In this chapter, I want to address the fallacy around the concept of being self-taught, and the consequences for relying on it. Self-teaching is a weird philosophy, because it naturally wires your brain to stay in survival mode. An issue comes up, you respond to it incorrectly and so you try something, hell, anything else as an immediate backup plan. Does that sound like a good strategy to execute repeatedly, especially in critical moments when the stakes are high? Perhaps it was in the Stone Age, but maybe not so much anymore.
If trial and error only teaches you to do something else, then it’s almost impossible to have structure or a process in your life when it comes to problem solving. Your life becomes a gamble, a roll of the dice, a lottery ticket, and you attribute all of your success to luck. Something to note about video games, is that there is usually only a finite number of ways to get to the next level. Video games require you to have a process for progressing through the stages from beginning to end. Gambling does not require you to have a logical process, as chance determines a success or failure result, end of story.

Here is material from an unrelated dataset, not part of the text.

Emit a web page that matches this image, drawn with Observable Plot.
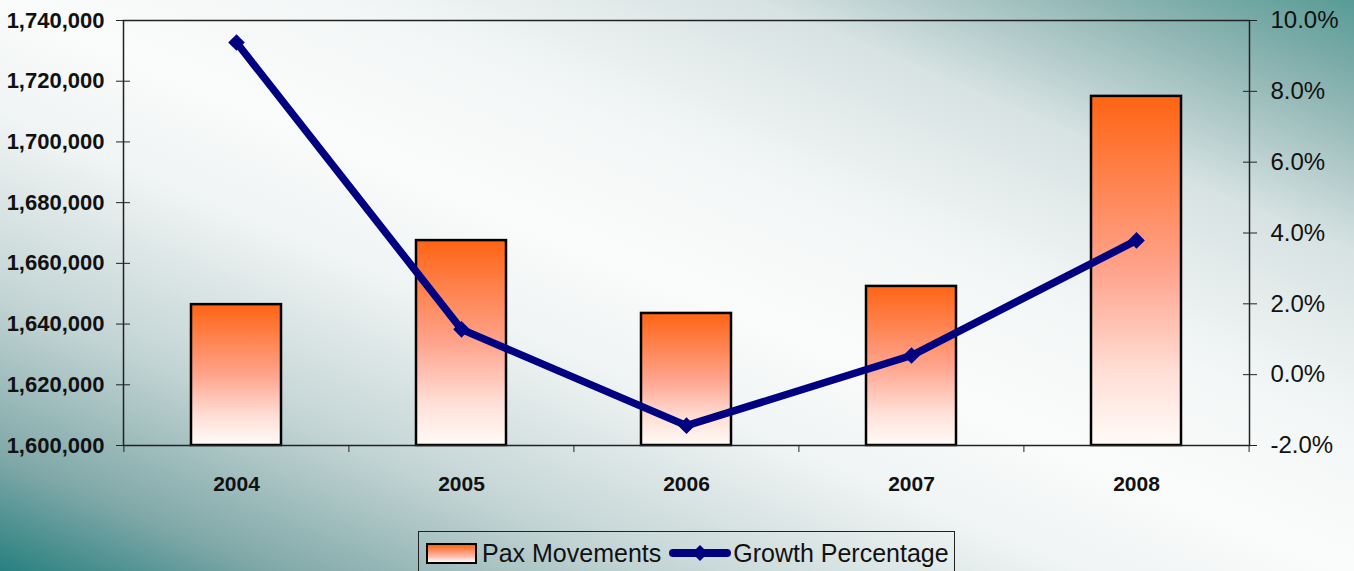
<!DOCTYPE html>
<html>
<head>
<meta charset="utf-8">
<script src="https://cdn.jsdelivr.net/npm/d3@7"></script>
<script src="https://cdn.jsdelivr.net/npm/@observablehq/plot@0.6"></script>
<style>
  html, body { margin: 0; padding: 0; }
  body {
    width: 1354px; height: 571px; overflow: hidden;
    font-family: "Liberation Sans", Arial, sans-serif;
    background: linear-gradient(to top right,
      rgb(40,128,128) 0%, rgb(128,168,168) 10%, rgb(195,212,212) 24%,
      rgb(240,244,244) 40%, rgb(250,251,251) 50%, rgb(244,247,247) 62%,
      rgb(215,226,226) 78%, rgb(140,180,178) 91%, rgb(88,155,150) 100%);
  }
  #chart svg { display: block; }
  #legend {
    margin-left: 418px; margin-top: 6px; width: 537px; height: 50px;
    border: 1px solid #222; box-sizing: border-box;
    display: flex; align-items: flex-start; padding: 10px 0 0 7px;
    font-size: 25px; color: #111; line-height: 22px;
  }
  #legend .sw {
    width: 47px; height: 17px; border: 2px solid #000;
    background: linear-gradient(to bottom, #ff6414, #ffb09c 60%, #fff8f5);
    margin-right: 5px;
  }
  #legend .item { display: flex; align-items: center; }
</style>
</head>
<body>
<div id="chart"></div>
<div id="legend">
  <div class="item"><div class="sw"></div><span>Pax Movements</span></div>
  <div class="item" style="margin-left:8px">
    <svg width="62" height="22" style="margin-right:2px"><line x1="4" y1="11" x2="58" y2="11" stroke="#000080" stroke-width="8" stroke-linecap="round"/><path d="M31,3 L39,11 L31,19 L23,11 Z" fill="#000080"/></svg>
    <span>Growth Percentage</span>
  </div>
</div>
<script>
const years = ["2004", "2005", "2006", "2007", "2008"];
const pax = [1646400, 1667500, 1643500, 1652400, 1715000];
const growth = [9.38, 1.28, -1.44, 0.54, 3.79];
const paxTicks = [1600000, 1620000, 1640000, 1660000, 1680000, 1700000, 1720000, 1740000];
const growthTicks = [-2, 0, 2, 4, 6, 8, 10];

const paxDomain = [1600000, 1740000];
const growthDomain = [-2, 10];
const toY = g => paxDomain[0] + (g - growthDomain[0]) / (growthDomain[1] - growthDomain[0]) * (paxDomain[1] - paxDomain[0]);
const fromY = v => growthDomain[0] + (v - paxDomain[0]) / (paxDomain[1] - paxDomain[0]) * (growthDomain[1] - growthDomain[0]);
const pct = v => { const r = Math.round(fromY(v) * 10) / 10; return (Math.abs(r) < 1e-9 ? 0 : r).toFixed(1) + "%"; };

const data = years.map((y, i) => ({year: y, pax: pax[i], growth: growth[i], gy: toY(growth[i])}));

const W = 1354, H = 525, mL = 123, mR = 105, mT = 20, mB = 80;
const step = (W - mL - mR) / years.length;

const chart = Plot.plot({
  width: W, height: H,
  marginLeft: mL, marginRight: mR, marginTop: mT, marginBottom: mB,
  style: {background: "transparent", fontFamily: "Liberation Sans, Arial, sans-serif", color: "#111"},
  x: {type: "band", domain: years, paddingInner: 0.6, paddingOuter: 0.3},
  y: {domain: paxDomain},
  marks: [
    Plot.barY(data, {x: "year", y1: paxDomain[0], y2: "pax", fill: "url(#barGrad)", stroke: "#000", strokeWidth: 2.5}),
    Plot.frame({stroke: "#222", strokeWidth: 1.5}),
    // left axis: crossing ticks + bold labels
    Plot.axisY({ticks: paxTicks, tickSize: 14, dx: 7, fill: "none", stroke: "#222", label: null}),
    Plot.axisY({ticks: paxTicks, tickSize: 7, tickPadding: 12, stroke: "none", label: null,
      tickFormat: d3.format(","), fontSize: 22, fontWeight: "bold", fill: "#111"}),
    // right axis (growth %)
    Plot.axisY({anchor: "right", ticks: growthTicks.map(toY), tickSize: 14, dx: -7, fill: "none", stroke: "#222", label: null}),
    Plot.axisY({anchor: "right", ticks: growthTicks.map(toY), tickSize: 7, tickPadding: 14, stroke: "none", label: null,
      tickFormat: pct, fontSize: 24, fill: "#111"}),
    // x axis: boundary ticks + labels
    Plot.axisX({tickSize: 7, dx: -step / 2, fill: "none", stroke: "#222", label: null}),
    Plot.axisX([years[years.length - 1]], {tickSize: 7, dx: step / 2, fill: "none", stroke: "#222", label: null}),
    Plot.axisX({tickSize: 0, tickPadding: 31, stroke: "none", label: null, fontSize: 21, fontWeight: "bold", fill: "#111"}),
    // growth line
    Plot.line(data, {x: "year", y: "gy", stroke: "#000080", strokeWidth: 7.5, strokeLinejoin: "miter"}),
    Plot.dot(data, {x: "year", y: "gy", symbol: "diamond2", r: 7.5, fill: "#000080", stroke: "none"})
  ]
});

const svg = d3.select(chart);
const defs = svg.insert("defs", ":first-child");
const g = defs.append("linearGradient").attr("id", "barGrad").attr("x1", 0).attr("y1", 0).attr("x2", 0).attr("y2", 1);
g.append("stop").attr("offset", "0%").attr("stop-color", "#ff6414");
g.append("stop").attr("offset", "50%").attr("stop-color", "#ffa38c");
g.append("stop").attr("offset", "80%").attr("stop-color", "#ffe0d8");
g.append("stop").attr("offset", "100%").attr("stop-color", "#fffbf8");

document.getElementById("chart").appendChild(chart);
</script>
</body>
</html>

When you’re in a cycle of guessing and throwing paint at the wall to see what sticks, it’s difficult to keep track of your actions. Imagine repeating a failing action every few tries, because you can’t remember if it had worked or not. This is what I call non-functional multi-tasking, by mixing new trials with old ones that have previously failed. Multi-tasking isn’t impossible, but it isn’t always practical – especially when it obscures and clouds processes.
Collaborative education is the pattern of questioning, hypothesizing, and validating actions to refine our awareness and decision-making processes. Usually you will follow a tightly documented process from someone (teacher, friend, aspirational figure) and evaluate it. Scientific method-like questions that may help you throughout the affairs of self-education are as follows:
- Is there a better way to complete this process? (relative, subjective, and fact-based)

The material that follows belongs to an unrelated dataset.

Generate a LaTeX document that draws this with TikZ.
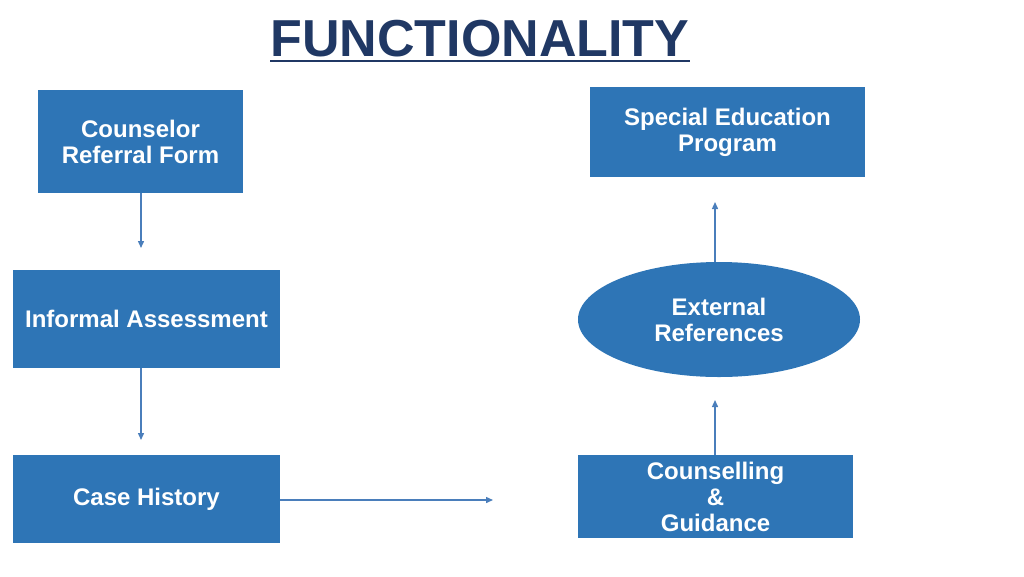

- What do I hope to achieve? (relative, subjective, and fact-based)
- What happens after modifying steps? Can I still get the same or better results consistently? (fact-based)
- Has this new process transformed to serve me better? (relative, subjective, and fact-based)
The reason we ask questions like the above, is to multiply the value our actions can create. To know if there’s a better process, collaborate often. To know what you hope to achieve, self-reflect. To know what happens after a change, don’t fail to measure, but measure well. To know what serves you, make the most of what you have patience for.
Change for the sake of change, is typically the result of self-teaching. Change because you must, change because someone or something has influenced you, change because your goals have shifted, change because differences are something to be loved rather than feared. When you collaborate, perspectives and approaches differ. If you are to teach yourself anything, teach yourself to be a mirror for others – so that they may be a mirror for you.
Your community will likely have tried and failed at many things, and also documented the steps to recreate success consistently. Leverage the knowledge of those that came before you, and build upon working processes when possible. Planned consistency and collaboration is the foundation of lightning fast development.